Megan Patterson, the founder of Worldmind Nature Immersion School, talks with two children while others play nearby.

Hebard said he doesn’t plan to accept child-care subsidies because they come with requirements he thinks don’t apply to an outdoor preschool model. These include evaluating students using a state-approved assessment tool.

Still, he would eventually like to raise money for a scholarship program. But with only a handful of tuition-paying families enrolled now and much of his extra time spent working nights at UPS Inc., that reality could be a ways off.

“It would be nice to have a broader demographic,” he said. “It’s a good opportunity for any child.”

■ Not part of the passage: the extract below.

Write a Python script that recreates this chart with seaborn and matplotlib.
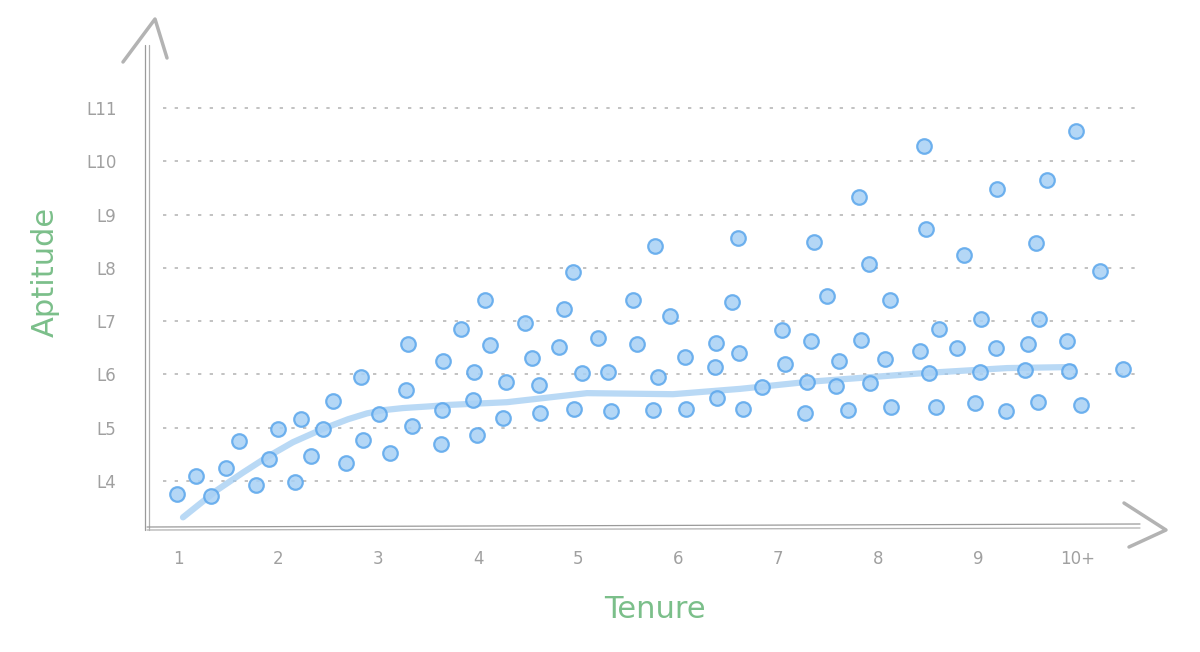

Nationally, some forest preschools have come up with creative ways to open their doors to a wider slice of their communities. For example, the Forest Freedom School, based in Oakland, gives students of a color a 30 percent break on tuition. It’s billed as the “Struggle Is Real” discount.

Aside from financial obstacles, there can be cultural barriers that make outdoor preschools perplexing or unthinkable for some families. These may include worries that children will get sick if they spend time in the rain and cold or simply the sense that school isn’t an outdoor activity.

Hebard said a colleague at another organization told him about concerns voiced by parents about plans to replace the preschool’s brightly colored plastic play equipment with a nature-themed playground. Some of the parents worked outside all day and were put off by the idea of their children playing in the dirt at school.

Overcoming those perceptions will take parent education and outreach to local groups that work with communities of color, forest school leaders say.

Kenny said programs must be aggressive about serving all kinds of families. And it’s not just tuition help that’s needed, she said. Because children are outside in all kinds of weather, families may need help ensuring their children have access to high-quality clothing and gear.

“It’s incumbent on these schools to offer some kind of assistance because right now the government’s not doing it, nobody’s doing it,” she said.